** Begin Data shown **

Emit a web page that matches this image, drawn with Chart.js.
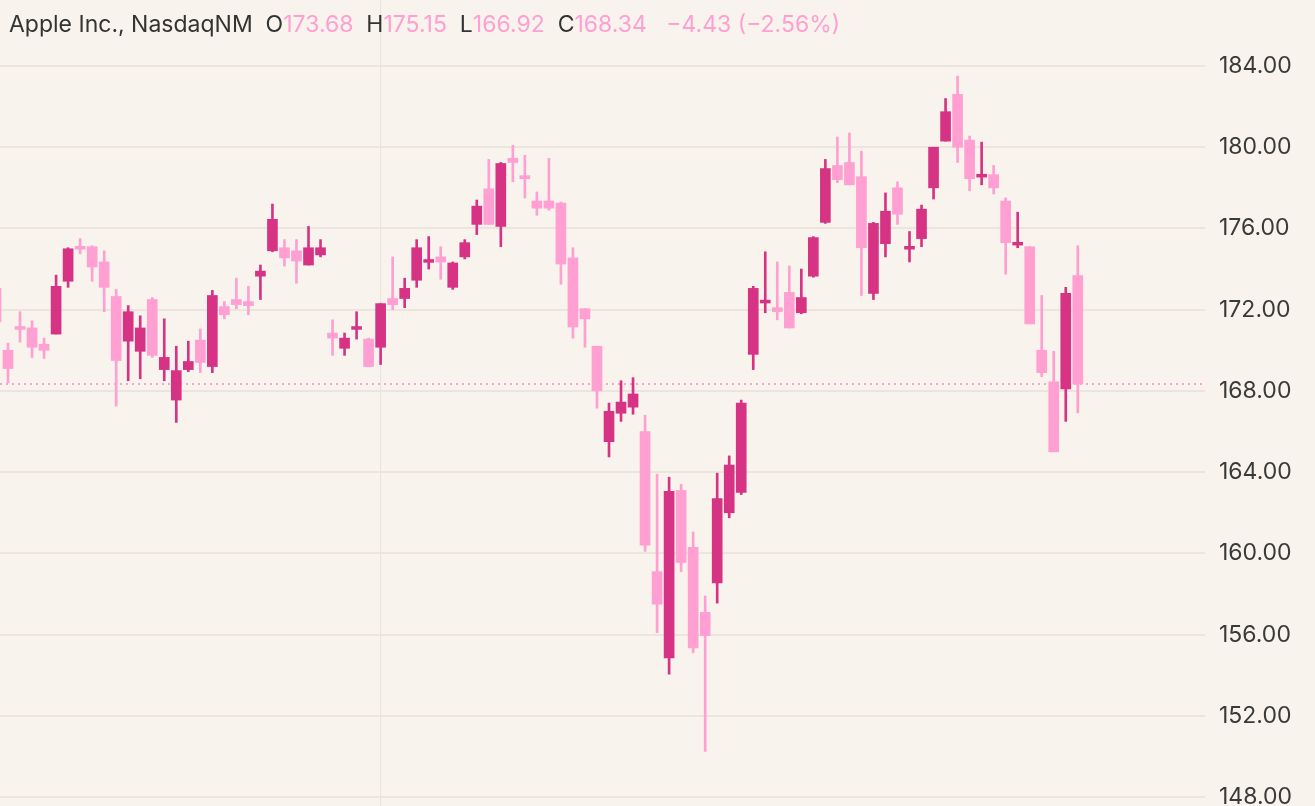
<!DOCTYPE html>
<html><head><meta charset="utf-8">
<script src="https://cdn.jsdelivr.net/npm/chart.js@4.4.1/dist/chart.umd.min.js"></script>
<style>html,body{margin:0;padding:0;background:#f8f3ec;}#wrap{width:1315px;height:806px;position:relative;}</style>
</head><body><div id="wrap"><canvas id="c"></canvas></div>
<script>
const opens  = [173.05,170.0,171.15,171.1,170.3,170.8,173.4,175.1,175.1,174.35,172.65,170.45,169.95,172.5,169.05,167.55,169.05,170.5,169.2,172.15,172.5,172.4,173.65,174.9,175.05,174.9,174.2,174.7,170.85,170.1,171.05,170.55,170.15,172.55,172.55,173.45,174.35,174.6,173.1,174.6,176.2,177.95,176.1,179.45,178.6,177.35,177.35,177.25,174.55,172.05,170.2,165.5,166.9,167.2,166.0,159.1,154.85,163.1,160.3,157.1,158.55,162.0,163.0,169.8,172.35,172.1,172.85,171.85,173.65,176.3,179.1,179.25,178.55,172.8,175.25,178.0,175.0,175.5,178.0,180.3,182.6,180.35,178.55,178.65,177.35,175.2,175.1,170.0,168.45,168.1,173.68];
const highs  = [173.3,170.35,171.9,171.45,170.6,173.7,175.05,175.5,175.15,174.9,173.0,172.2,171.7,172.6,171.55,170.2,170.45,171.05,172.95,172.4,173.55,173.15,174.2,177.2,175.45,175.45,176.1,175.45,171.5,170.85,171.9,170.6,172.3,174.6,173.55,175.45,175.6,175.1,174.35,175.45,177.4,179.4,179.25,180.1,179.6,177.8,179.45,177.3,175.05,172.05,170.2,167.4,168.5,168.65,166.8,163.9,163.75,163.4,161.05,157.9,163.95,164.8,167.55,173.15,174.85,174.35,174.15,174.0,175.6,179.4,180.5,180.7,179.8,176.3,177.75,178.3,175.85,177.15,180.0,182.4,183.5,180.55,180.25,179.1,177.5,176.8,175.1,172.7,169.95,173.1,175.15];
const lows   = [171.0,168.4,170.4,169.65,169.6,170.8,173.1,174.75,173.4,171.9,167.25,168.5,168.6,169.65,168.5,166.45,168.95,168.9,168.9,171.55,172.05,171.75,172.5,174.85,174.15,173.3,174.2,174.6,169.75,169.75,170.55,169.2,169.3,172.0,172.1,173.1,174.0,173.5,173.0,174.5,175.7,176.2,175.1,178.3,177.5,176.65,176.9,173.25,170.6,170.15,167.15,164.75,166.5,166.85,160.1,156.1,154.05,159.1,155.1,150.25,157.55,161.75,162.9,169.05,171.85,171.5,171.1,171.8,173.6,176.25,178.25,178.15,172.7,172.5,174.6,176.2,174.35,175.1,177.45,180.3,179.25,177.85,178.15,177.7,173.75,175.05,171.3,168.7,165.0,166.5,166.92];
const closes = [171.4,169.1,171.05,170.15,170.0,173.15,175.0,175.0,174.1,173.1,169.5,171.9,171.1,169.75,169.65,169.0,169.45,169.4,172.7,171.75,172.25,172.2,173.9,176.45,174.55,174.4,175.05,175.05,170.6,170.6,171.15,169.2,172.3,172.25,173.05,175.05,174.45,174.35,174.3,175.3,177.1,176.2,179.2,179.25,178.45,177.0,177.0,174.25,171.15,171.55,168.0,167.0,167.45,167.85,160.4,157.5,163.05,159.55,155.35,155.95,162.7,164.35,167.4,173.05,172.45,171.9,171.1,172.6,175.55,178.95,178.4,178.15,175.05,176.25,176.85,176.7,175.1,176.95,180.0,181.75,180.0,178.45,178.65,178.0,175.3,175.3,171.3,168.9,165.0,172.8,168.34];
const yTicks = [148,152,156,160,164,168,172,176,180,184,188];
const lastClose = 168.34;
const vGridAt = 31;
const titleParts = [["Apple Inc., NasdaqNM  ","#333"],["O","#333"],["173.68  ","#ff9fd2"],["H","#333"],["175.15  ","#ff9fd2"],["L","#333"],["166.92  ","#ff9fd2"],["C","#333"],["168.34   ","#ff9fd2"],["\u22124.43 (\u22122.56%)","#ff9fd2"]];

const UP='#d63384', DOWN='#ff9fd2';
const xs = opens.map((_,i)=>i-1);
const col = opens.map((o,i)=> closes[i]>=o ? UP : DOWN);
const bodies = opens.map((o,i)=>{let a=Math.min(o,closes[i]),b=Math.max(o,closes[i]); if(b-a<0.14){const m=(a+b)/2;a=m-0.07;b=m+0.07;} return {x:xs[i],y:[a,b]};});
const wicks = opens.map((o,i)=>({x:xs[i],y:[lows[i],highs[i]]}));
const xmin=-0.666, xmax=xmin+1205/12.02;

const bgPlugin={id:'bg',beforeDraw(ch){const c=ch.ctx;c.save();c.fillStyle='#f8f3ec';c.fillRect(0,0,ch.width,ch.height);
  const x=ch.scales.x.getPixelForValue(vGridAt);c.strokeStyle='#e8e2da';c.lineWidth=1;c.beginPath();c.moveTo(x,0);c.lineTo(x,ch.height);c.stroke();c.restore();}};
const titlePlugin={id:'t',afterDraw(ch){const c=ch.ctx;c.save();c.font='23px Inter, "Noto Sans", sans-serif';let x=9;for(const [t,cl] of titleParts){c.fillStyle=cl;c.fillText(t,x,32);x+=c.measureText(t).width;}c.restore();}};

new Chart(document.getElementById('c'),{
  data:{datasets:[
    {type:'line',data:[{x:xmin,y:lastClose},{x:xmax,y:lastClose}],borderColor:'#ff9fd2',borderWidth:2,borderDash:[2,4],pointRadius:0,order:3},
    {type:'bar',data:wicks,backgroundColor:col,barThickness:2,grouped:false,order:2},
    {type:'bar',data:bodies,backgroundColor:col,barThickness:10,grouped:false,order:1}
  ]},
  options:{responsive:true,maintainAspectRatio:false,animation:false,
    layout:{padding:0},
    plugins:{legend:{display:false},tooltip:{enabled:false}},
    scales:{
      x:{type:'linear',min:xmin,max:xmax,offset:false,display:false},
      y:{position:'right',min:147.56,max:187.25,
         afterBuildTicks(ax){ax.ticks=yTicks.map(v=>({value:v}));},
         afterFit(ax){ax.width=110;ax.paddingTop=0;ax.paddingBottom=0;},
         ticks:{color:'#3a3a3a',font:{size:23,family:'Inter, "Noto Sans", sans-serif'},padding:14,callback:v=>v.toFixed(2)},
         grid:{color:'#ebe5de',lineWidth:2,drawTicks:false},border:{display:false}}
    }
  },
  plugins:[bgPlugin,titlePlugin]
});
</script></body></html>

** End Data shown **

### Task objective
Reproduce the whole listing above word for word, but not its pictures.

### Result of this task
Emit a web page that matches this image, drawn with Chart.js.
<!DOCTYPE html>
<html><head><meta charset="utf-8">
<script src="https://cdn.jsdelivr.net/npm/chart.js@4.4.1/dist/chart.umd.min.js"></script>
<style>html,body{margin:0;padding:0;background:#f8f3ec;}#wrap{width:1315px;height:806px;position:relative;}</style>
</head><body><div id="wrap"><canvas id="c"></canvas></div>
<script>
const opens  = [173.05,170.0,171.15,171.1,170.3,170.8,173.4,175.1,175.1,174.35,172.65,170.45,169.95,172.5,169.05,167.55,169.05,170.5,169.2,172.15,172.5,172.4,173.65,174.9,175.05,174.9,174.2,174.7,170.85,170.1,171.05,170.55,170.15,172.55,172.55,173.45,174.35,174.6,173.1,174.6,176.2,177.95,176.1,179.45,178.6,177.35,177.35,177.25,174.55,172.05,170.2,165.5,166.9,167.2,166.0,159.1,154.85,163.1,160.3,157.1,158.55,162.0,163.0,169.8,172.35,172.1,172.85,171.85,173.65,176.3,179.1,179.25,178.55,172.8,175.25,178.0,175.0,175.5,178.0,180.3,182.6,180.35,178.55,178.65,177.35,175.2,175.1,170.0,168.45,168.1,173.68];
const highs  = [173.3,170.35,171.9,171.45,170.6,173.7,175.05,175.5,175.15,174.9,173.0,172.2,171.7,172.6,171.55,170.2,170.45,171.05,172.95,172.4,173.55,173.15,174.2,177.2,175.45,175.45,176.1,175.45,171.5,170.85,171.9,170.6,172.3,174.6,173.55,175.45,175.6,175.1,174.35,175.45,177.4,179.4,179.25,180.1,179.6,177.8,179.45,177.3,175.05,172.05,170.2,167.4,168.5,168.65,166.8,163.9,163.75,163.4,161.05,157.9,163.95,164.8,167.55,173.15,174.85,174.35,174.15,174.0,175.6,179.4,180.5,180.7,179.8,176.3,177.75,178.3,175.85,177.15,180.0,182.4,183.5,180.55,180.25,179.1,177.5,176.8,175.1,172.7,169.95,173.1,175.15];
const lows   = [171.0,168.4,170.4,169.65,169.6,170.8,173.1,174.75,173.4,171.9,167.25,168.5,168.6,169.65,168.5,166.45,168.95,168.9,168.9,171.55,172.05,171.75,172.5,174.85,174.15,173.3,174.2,174.6,169.75,169.75,170.55,169.2,169.3,172.0,172.1,173.1,174.0,173.5,173.0,174.5,175.7,176.2,175.1,178.3,177.5,176.65,176.9,173.25,170.6,170.15,167.15,164.75,166.5,166.85,160.1,156.1,154.05,159.1,155.1,150.25,157.55,161.75,162.9,169.05,171.85,171.5,171.1,171.8,173.6,176.25,178.25,178.15,172.7,172.5,174.6,176.2,174.35,175.1,177.45,180.3,179.25,177.85,178.15,177.7,173.75,175.05,171.3,168.7,165.0,166.5,166.92];
const closes = [171.4,169.1,171.05,170.15,170.0,173.15,175.0,175.0,174.1,173.1,169.5,171.9,171.1,169.75,169.65,169.0,169.45,169.4,172.7,171.75,172.25,172.2,173.9,176.45,174.55,174.4,175.05,175.05,170.6,170.6,171.15,169.2,172.3,172.25,173.05,175.05,174.45,174.35,174.3,175.3,177.1,176.2,179.2,179.25,178.45,177.0,177.0,174.25,171.15,171.55,168.0,167.0,167.45,167.85,160.4,157.5,163.05,159.55,155.35,155.95,162.7,164.35,167.4,173.05,172.45,171.9,171.1,172.6,175.55,178.95,178.4,178.15,175.05,176.25,176.85,176.7,175.1,176.95,180.0,181.75,180.0,178.45,178.65,178.0,175.3,175.3,171.3,168.9,165.0,172.8,168.34];
const yTicks = [148,152,156,160,164,168,172,176,180,184,188];
const lastClose = 168.34;
const vGridAt = 31;
const titleParts = [["Apple Inc., NasdaqNM  ","#333"],["O","#333"],["173.68  ","#ff9fd2"],["H","#333"],["175.15  ","#ff9fd2"],["L","#333"],["166.92  ","#ff9fd2"],["C","#333"],["168.34   ","#ff9fd2"],["\u22124.43 (\u22122.56%)","#ff9fd2"]];

const UP='#d63384', DOWN='#ff9fd2';
const xs = opens.map((_,i)=>i-1);
const col = opens.map((o,i)=> closes[i]>=o ? UP : DOWN);
const bodies = opens.map((o,i)=>{let a=Math.min(o,closes[i]),b=Math.max(o,closes[i]); if(b-a<0.14){const m=(a+b)/2;a=m-0.07;b=m+0.07;} return {x:xs[i],y:[a,b]};});
const wicks = opens.map((o,i)=>({x:xs[i],y:[lows[i],highs[i]]}));
const xmin=-0.666, xmax=xmin+1205/12.02;

const bgPlugin={id:'bg',beforeDraw(ch){const c=ch.ctx;c.save();c.fillStyle='#f8f3ec';c.fillRect(0,0,ch.width,ch.height);
  const x=ch.scales.x.getPixelForValue(vGridAt);c.strokeStyle='#e8e2da';c.lineWidth=1;c.beginPath();c.moveTo(x,0);c.lineTo(x,ch.height);c.stroke();c.restore();}};
const titlePlugin={id:'t',afterDraw(ch){const c=ch.ctx;c.save();c.font='23px Inter, "Noto Sans", sans-serif';let x=9;for(const [t,cl] of titleParts){c.fillStyle=cl;c.fillText(t,x,32);x+=c.measureText(t).width;}c.restore();}};

new Chart(document.getElementById('c'),{
  data:{datasets:[
    {type:'line',data:[{x:xmin,y:lastClose},{x:xmax,y:lastClose}],borderColor:'#ff9fd2',borderWidth:2,borderDash:[2,4],pointRadius:0,order:3},
    {type:'bar',data:wicks,backgroundColor:col,barThickness:2,grouped:false,order:2},
    {type:'bar',data:bodies,backgroundColor:col,barThickness:10,grouped:false,order:1}
  ]},
  options:{responsive:true,maintainAspectRatio:false,animation:false,
    layout:{padding:0},
    plugins:{legend:{display:false},tooltip:{enabled:false}},
    scales:{
      x:{type:'linear',min:xmin,max:xmax,offset:false,display:false},
      y:{position:'right',min:147.56,max:187.25,
         afterBuildTicks(ax){ax.ticks=yTicks.map(v=>({value:v}));},
         afterFit(ax){ax.width=110;ax.paddingTop=0;ax.paddingBottom=0;},
         ticks:{color:'#3a3a3a',font:{size:23,family:'Inter, "Noto Sans", sans-serif'},padding:14,callback:v=>v.toFixed(2)},
         grid:{color:'#ebe5de',lineWidth:2,drawTicks:false},border:{display:false}}
    }
  },
  plugins:[bgPlugin,titlePlugin]
});
</script></body></html>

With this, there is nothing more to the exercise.